Copy word for word the lines in the records below, starting at the line with "What Plotly code" and ending at the line with "import plotly.graph_objects as go". Skip the pictures.
===== GIVEN DATA
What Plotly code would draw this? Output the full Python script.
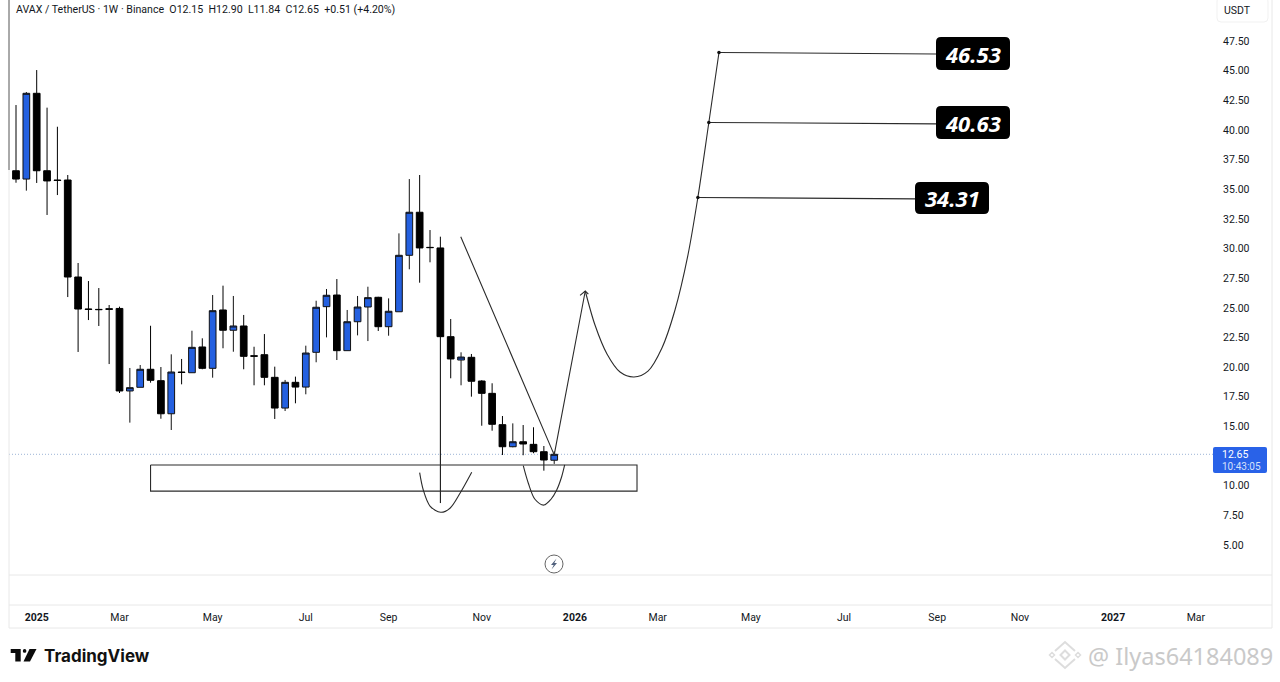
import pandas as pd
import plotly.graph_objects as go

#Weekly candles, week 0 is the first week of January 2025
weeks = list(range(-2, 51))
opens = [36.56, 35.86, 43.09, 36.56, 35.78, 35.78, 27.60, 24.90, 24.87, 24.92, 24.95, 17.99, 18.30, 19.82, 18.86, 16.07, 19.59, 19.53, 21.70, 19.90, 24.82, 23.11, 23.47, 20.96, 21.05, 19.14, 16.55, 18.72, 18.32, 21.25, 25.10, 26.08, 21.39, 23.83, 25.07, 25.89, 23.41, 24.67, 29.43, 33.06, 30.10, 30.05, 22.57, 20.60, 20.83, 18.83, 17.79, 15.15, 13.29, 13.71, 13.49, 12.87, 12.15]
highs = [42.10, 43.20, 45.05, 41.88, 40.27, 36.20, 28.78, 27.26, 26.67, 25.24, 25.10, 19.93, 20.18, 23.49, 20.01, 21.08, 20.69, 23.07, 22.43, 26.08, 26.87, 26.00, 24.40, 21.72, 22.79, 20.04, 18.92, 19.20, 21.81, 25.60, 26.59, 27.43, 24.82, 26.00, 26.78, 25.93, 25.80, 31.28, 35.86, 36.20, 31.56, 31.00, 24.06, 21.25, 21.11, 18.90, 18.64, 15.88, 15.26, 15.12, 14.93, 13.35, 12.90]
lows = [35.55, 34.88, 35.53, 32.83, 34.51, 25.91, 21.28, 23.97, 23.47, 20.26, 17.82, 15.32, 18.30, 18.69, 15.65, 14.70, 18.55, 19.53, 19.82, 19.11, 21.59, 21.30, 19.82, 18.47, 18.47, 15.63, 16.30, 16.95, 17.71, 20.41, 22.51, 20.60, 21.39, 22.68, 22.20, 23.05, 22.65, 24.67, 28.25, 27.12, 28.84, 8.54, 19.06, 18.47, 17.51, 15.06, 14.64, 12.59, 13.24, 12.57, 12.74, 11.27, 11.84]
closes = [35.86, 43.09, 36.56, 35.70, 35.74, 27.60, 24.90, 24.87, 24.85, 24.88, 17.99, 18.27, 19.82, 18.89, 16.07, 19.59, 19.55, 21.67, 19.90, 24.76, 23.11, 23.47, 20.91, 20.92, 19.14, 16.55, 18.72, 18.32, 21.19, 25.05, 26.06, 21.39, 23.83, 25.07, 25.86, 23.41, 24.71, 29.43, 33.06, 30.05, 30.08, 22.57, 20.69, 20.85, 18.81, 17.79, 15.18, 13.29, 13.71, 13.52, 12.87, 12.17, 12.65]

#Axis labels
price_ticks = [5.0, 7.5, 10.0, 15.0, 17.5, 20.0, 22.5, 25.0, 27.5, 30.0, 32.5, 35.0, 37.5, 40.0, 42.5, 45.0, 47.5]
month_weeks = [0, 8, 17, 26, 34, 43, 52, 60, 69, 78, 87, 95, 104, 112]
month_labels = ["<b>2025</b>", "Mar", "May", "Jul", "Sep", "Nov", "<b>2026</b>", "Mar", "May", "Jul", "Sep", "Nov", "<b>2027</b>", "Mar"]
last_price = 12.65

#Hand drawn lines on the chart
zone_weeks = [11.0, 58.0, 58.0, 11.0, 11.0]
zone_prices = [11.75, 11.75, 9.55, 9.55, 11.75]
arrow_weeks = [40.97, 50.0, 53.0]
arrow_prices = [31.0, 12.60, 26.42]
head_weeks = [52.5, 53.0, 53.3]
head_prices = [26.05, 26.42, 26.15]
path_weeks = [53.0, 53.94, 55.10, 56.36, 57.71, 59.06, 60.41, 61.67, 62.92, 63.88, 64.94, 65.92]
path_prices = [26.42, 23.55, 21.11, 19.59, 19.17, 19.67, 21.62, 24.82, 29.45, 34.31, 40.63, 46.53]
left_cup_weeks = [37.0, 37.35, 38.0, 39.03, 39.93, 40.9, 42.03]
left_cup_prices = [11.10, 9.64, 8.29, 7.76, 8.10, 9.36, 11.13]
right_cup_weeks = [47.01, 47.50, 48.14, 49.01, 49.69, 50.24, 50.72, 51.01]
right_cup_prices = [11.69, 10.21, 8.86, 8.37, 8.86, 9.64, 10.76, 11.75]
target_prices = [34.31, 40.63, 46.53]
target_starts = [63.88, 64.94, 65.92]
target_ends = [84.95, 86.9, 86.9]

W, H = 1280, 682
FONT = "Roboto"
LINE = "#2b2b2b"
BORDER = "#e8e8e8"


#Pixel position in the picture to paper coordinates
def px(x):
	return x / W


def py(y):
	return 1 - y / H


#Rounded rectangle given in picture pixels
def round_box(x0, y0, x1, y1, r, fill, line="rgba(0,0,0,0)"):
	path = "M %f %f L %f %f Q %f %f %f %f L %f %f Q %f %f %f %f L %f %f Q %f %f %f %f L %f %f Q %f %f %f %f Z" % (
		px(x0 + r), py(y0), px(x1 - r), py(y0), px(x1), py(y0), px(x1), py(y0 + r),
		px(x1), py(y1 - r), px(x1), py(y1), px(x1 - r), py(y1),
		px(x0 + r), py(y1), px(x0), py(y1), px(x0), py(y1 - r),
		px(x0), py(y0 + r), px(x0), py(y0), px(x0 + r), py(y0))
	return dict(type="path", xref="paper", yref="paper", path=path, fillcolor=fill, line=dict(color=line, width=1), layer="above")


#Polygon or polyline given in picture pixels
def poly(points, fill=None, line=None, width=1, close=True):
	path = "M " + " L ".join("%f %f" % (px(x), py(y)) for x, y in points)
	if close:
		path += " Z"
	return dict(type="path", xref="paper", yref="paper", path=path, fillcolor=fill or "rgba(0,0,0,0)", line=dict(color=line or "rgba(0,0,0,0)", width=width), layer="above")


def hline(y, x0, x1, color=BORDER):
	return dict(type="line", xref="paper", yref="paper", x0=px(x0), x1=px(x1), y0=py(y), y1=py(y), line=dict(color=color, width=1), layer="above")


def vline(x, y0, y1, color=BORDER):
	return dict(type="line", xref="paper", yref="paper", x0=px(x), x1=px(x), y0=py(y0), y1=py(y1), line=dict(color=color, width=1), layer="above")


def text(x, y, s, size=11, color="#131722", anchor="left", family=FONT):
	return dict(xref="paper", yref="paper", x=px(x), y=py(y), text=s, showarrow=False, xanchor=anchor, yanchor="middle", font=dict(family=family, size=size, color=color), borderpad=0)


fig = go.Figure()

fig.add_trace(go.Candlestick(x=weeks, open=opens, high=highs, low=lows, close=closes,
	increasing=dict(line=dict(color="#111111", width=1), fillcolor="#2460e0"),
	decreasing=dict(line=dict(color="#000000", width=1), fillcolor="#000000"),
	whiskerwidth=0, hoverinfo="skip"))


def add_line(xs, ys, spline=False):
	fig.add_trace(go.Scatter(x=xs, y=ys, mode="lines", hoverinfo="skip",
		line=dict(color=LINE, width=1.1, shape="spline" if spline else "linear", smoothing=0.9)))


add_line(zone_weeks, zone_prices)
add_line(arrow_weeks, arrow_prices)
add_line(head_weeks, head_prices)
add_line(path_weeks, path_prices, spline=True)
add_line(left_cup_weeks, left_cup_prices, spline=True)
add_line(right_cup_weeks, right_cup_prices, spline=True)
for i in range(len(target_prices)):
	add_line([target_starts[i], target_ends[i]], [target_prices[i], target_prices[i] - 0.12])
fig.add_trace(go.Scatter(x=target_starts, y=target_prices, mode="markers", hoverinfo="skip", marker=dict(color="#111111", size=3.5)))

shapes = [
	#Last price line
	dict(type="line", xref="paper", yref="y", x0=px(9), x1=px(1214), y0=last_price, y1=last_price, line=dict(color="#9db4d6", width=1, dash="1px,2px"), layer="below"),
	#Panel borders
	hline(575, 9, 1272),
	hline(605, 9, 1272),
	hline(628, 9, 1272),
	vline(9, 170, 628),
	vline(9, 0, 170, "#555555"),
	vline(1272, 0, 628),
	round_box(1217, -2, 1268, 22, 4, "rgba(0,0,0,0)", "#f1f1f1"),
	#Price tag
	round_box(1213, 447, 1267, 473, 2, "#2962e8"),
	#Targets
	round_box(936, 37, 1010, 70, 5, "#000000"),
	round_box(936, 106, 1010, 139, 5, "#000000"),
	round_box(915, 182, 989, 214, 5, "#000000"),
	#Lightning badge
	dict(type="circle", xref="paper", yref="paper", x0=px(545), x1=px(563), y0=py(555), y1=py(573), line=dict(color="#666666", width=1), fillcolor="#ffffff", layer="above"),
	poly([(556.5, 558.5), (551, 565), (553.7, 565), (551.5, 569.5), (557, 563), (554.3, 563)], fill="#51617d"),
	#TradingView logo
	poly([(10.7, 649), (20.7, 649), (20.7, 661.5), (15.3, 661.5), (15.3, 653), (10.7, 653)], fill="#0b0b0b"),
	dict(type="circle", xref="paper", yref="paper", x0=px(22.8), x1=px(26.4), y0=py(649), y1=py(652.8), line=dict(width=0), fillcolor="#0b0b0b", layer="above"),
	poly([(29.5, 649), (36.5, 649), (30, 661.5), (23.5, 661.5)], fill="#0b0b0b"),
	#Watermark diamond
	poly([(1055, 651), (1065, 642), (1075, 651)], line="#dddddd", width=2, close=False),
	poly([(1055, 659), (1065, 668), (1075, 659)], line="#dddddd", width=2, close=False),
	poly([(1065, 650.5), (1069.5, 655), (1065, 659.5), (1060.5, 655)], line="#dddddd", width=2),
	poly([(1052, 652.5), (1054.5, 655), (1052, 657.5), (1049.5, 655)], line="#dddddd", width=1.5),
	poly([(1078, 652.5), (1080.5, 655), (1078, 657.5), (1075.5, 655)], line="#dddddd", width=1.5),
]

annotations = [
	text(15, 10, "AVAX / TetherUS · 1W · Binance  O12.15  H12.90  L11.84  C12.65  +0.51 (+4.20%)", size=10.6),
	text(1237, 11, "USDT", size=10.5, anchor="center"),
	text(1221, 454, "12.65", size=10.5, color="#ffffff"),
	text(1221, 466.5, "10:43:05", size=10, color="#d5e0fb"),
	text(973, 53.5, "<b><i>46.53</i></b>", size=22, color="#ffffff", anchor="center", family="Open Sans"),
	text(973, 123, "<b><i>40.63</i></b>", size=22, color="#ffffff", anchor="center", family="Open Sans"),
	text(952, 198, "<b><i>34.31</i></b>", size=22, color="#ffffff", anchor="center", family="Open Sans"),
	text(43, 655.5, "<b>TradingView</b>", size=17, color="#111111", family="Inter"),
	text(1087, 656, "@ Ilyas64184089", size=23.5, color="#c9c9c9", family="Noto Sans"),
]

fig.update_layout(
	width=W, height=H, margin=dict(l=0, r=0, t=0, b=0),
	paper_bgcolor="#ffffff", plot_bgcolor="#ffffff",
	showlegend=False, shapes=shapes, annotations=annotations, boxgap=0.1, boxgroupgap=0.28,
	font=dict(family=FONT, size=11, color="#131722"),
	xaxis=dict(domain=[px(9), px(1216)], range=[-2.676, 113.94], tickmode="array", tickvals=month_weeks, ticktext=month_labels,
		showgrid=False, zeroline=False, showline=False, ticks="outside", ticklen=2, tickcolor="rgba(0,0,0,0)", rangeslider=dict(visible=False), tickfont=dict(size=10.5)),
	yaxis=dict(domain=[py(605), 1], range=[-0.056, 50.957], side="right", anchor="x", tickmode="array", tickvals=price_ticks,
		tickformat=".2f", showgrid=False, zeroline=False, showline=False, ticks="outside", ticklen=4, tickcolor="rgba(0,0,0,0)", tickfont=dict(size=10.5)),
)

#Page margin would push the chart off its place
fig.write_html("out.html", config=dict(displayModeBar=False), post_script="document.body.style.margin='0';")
==========
===== GIVEN DATA
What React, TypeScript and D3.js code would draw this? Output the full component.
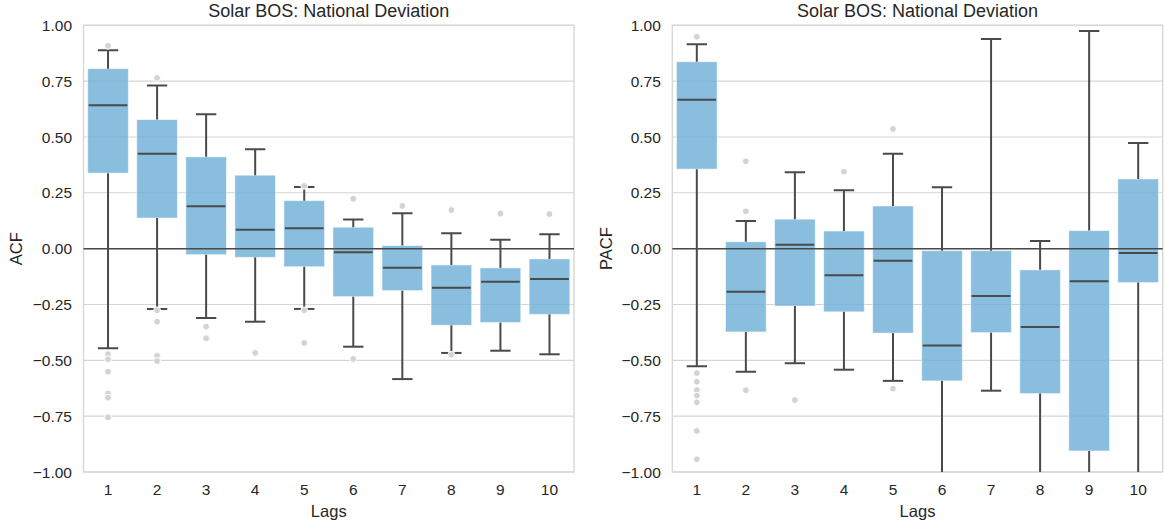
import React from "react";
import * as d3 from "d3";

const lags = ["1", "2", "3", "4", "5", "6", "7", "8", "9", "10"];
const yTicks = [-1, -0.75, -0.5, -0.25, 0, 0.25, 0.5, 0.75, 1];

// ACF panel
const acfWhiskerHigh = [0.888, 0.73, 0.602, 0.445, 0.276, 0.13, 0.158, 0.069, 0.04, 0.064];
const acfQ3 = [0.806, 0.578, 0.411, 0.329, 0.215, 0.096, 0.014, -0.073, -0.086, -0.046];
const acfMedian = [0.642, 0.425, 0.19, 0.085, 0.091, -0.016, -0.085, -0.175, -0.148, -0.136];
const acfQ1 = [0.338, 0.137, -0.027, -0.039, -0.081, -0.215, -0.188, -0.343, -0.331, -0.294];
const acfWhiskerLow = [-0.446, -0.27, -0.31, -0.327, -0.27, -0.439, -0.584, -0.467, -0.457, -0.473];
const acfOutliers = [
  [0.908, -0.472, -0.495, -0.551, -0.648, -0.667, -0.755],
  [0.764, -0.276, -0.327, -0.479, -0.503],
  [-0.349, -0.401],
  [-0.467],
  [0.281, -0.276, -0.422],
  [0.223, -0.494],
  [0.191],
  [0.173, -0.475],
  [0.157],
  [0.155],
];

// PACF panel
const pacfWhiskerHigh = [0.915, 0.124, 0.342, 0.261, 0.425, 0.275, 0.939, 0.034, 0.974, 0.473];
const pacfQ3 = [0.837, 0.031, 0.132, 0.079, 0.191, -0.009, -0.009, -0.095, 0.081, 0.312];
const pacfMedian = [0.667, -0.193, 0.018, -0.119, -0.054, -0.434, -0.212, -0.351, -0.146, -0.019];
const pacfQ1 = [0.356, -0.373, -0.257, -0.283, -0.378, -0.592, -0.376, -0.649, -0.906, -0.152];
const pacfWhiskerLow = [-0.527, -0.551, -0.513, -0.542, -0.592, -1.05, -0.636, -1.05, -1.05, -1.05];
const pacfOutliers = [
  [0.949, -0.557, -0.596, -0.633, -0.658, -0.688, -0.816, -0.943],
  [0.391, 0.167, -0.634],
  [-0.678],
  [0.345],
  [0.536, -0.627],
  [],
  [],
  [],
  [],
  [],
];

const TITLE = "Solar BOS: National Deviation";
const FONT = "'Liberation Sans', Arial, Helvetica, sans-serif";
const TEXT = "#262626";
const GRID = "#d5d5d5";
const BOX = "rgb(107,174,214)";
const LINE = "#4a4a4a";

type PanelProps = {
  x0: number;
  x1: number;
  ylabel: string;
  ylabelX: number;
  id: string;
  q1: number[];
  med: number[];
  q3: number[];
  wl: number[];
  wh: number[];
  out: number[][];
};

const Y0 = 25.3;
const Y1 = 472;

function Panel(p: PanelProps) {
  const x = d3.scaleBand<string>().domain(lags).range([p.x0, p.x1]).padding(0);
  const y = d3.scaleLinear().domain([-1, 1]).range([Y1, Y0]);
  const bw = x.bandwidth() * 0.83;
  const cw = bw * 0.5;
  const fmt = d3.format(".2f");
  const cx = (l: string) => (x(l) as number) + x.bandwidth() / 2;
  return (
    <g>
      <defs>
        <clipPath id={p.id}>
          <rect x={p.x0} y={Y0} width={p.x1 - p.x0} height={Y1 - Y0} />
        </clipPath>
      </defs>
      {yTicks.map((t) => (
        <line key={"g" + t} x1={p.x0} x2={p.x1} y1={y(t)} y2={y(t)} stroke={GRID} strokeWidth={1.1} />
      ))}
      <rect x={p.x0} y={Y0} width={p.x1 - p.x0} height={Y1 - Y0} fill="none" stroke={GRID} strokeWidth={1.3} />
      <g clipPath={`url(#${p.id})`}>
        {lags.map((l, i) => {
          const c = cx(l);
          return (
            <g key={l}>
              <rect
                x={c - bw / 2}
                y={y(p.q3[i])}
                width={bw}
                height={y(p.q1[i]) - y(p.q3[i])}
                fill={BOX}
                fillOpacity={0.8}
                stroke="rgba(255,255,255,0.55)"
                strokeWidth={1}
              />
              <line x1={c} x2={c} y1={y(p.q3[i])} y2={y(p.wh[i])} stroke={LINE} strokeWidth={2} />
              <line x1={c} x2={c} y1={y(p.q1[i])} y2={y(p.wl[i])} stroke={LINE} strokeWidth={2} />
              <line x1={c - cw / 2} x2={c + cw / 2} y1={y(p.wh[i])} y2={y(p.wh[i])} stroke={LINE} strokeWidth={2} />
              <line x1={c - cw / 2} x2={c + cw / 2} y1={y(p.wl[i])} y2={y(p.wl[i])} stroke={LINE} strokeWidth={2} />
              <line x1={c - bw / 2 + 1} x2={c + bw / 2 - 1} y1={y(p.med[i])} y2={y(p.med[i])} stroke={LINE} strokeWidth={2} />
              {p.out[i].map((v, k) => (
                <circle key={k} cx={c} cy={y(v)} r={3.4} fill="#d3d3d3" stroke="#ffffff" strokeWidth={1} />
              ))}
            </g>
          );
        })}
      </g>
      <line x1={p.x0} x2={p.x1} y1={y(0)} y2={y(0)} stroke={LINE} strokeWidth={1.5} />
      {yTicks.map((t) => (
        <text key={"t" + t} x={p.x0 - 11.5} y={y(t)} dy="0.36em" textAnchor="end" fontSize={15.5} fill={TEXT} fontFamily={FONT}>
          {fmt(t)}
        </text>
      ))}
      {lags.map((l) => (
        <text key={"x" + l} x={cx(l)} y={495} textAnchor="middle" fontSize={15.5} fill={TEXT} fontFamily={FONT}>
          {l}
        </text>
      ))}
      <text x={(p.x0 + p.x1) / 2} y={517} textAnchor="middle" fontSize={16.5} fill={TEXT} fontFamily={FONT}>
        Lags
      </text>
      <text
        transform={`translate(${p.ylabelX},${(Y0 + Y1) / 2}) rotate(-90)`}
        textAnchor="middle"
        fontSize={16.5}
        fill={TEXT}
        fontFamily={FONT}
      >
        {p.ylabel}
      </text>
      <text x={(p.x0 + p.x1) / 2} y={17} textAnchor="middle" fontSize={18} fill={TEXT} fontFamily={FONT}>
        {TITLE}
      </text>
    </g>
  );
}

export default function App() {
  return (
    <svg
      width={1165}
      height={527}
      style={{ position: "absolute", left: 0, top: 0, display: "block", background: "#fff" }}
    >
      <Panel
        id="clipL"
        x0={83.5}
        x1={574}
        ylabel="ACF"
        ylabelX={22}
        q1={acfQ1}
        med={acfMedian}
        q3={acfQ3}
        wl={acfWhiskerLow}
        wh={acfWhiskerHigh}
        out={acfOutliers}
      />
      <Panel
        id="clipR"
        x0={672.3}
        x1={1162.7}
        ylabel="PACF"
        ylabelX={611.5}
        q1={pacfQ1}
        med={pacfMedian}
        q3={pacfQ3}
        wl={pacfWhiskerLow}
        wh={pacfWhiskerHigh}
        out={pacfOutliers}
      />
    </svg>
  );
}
==========
_COMPLETE RESPONSE_.
What Plotly code would draw this? Output the full Python script.
import pandas as pd
import plotly.graph_objects as go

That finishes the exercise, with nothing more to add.